What service level should I choose for my business?

The optimal service level depends on several factors: the cost of a stockout, the cost of carrying inventory, the criticality of the item, and your competitive position. For most businesses, a 95% service level is a good starting point for non-critical items. For critical items where stockouts would be very costly (e.g., components that would halt production), a 98-99.5% service level is more appropriate. For items with very high carrying costs or low stockout costs, a lower service level (90-95%) might be optimal. Consider running sensitivity analyses with different service levels to understand the cost-service tradeoffs.

How does lead time affect safety stock requirements?

Lead time has a significant impact on safety stock requirements in two ways. First, longer lead times require more safety stock because there's more time for demand variability to accumulate. Second, more variable lead times (higher standard deviation) require more safety stock because the uncertainty about when the order will arrive increases. In the safety stock formula, both the average lead time and its standard deviation are squared, which means their impact on safety stock requirements is non-linear.

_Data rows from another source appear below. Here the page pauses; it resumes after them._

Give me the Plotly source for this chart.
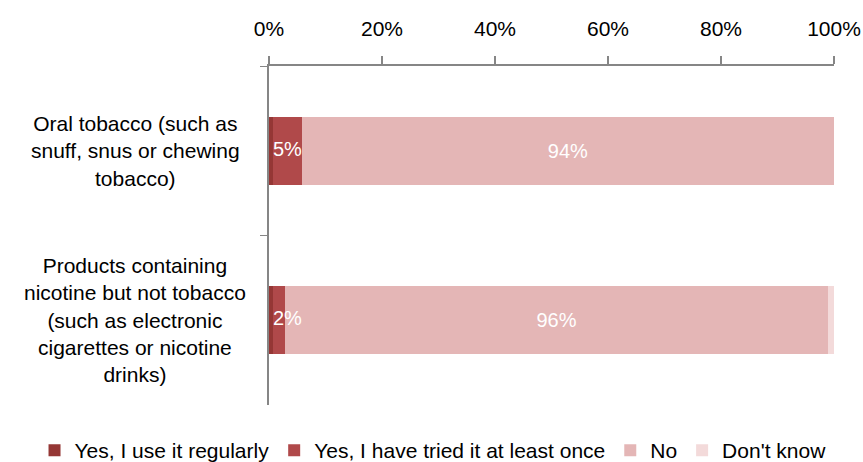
import plotly.graph_objects as go

categories = ["Oral tobacco (such as<br>snuff, snus or chewing<br>tobacco)",
              "Products containing<br>nicotine but not tobacco<br>(such as electronic<br>cigarettes or nicotine<br>drinks)"]
series_names = ["Yes, I use it regularly", "Yes, I have tried it at least once", "No", "Don't know"]
values = {
    "Yes, I use it regularly": [0.7, 0.7],
    "Yes, I have tried it at least once": [5.1, 2.1],
    "No": [94.2, 96.2],
    "Don't know": [0.0, 1.0],
}
labels = {
    "Yes, I use it regularly": ["", ""],
    "Yes, I have tried it at least once": ["5%", "2%"],
    "No": ["94%", "96%"],
    "Don't know": ["", ""],
}
colors = ["#953735", "#B0494A", "#E4B6B6", "#F3DADA"]
tick_vals = [0, 20, 40, 60, 80, 100]
tick_text = ["0%", "20%", "40%", "60%", "80%", "100%"]

font_family = "Liberation Sans, Arial, sans-serif"
FS = 21

fig = go.Figure()
for name, col in zip(series_names, colors):
    show_inside = name == "No"
    fig.add_trace(go.Bar(
        y=categories, x=values[name], name=name, orientation="h",
        marker=dict(color=col, line=dict(width=0)),
        text=labels[name] if show_inside else None,
        textposition="inside" if show_inside else "none", insidetextanchor="middle",
        textangle=0, constraintext="none",
        textfont=dict(color="white", size=FS - 1, family=font_family),
        hoverinfo="skip",
    ))

# label of the small "tried" segment, drawn on top so it can overflow its segment
tried_start = values["Yes, I use it regularly"]
fig.add_trace(go.Scatter(
    y=categories, x=tried_start, mode="text", text=labels["Yes, I have tried it at least once"],
    textposition="middle right", showlegend=False, hoverinfo="skip", cliponaxis=False,
    textfont=dict(color="white", size=FS - 1, family=font_family),
))

for cat in categories:
    fig.add_annotation(x=-0.237, xref="paper", xanchor="center", y=cat, yref="y",
                       yanchor="middle", text=cat, showarrow=False, align="center",
                       font=dict(size=FS, family=font_family, color="black"))

fig.update_layout(
    barmode="stack", bargap=0.6,
    width=863, height=462,
    margin=dict(l=269, r=29, t=66, b=57, autoexpand=False),
    paper_bgcolor="white", plot_bgcolor="white",
    font=dict(family=font_family, size=FS, color="black"),
    legend=dict(orientation="h", x=-0.415, xanchor="left", y=-0.074, yanchor="top",
                font=dict(size=FS), itemwidth=30, traceorder="normal"),
    showlegend=True,
)
fig.update_xaxes(side="top", range=[0, 100], tickvals=tick_vals, ticktext=tick_text,
                 showgrid=False, zeroline=False, showline=True, linecolor="#868686", linewidth=2,
                 ticks="outside", ticklen=8, tickcolor="#868686", tickwidth=2, ticklabelstandoff=12,
                 tickfont=dict(size=FS), automargin=False)
fig.update_yaxes(categoryorder="array", categoryarray=categories, autorange="reversed",
                 showgrid=False, showline=True, linecolor="#868686", linewidth=2,
                 ticks="outside", ticklen=7, tickcolor="#868686", tickwidth=1,
                 tickson="boundaries", showticklabels=False, automargin=False)

fig.write_html("out.html")
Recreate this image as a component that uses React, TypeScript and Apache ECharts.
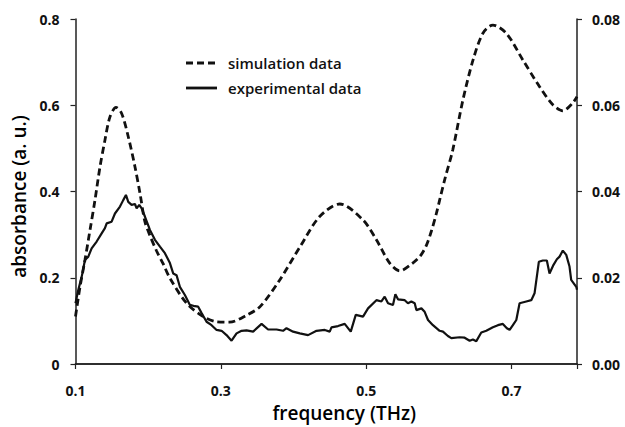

Reducing lead time or its variability can dramatically reduce safety stock requirements.

What are the limitations of statistical safety stock calculations?

While statistical methods provide a solid foundation for safety stock calculation, they have several limitations: (1) They assume demand and lead time follow a normal distribution, which may not always be true, (2) They don't account for correlated demand (e.g., demand for complementary products), (3) They don't consider supply chain disruptions like natural disasters or supplier bankruptcies, (4) They rely on historical data, which may not predict future patterns accurately, and (5) They don't account for strategic considerations like promotional activities or new product launches. For these reasons, many businesses use statistical calculations as a starting point and then adjust based on judgment and experience.

How can I reduce my safety stock requirements without increasing stockout risk?

There are several strategies to reduce safety stock while maintaining service levels: (1) Improve demand forecasting accuracy, (2) Reduce lead time and lead time variability, (3) Work with more reliable suppliers, (4) Implement better inventory visibility across your supply chain, (5) Use cross-docking to reduce handling time, (6) Implement vendor-managed inventory for critical items, (7) Consider postponement strategies where final assembly is done closer to the point of sale, and (8) Improve product standardization to reduce the number of SKUs you need to stock. Each of these approaches addresses different sources of uncertainty in your supply chain.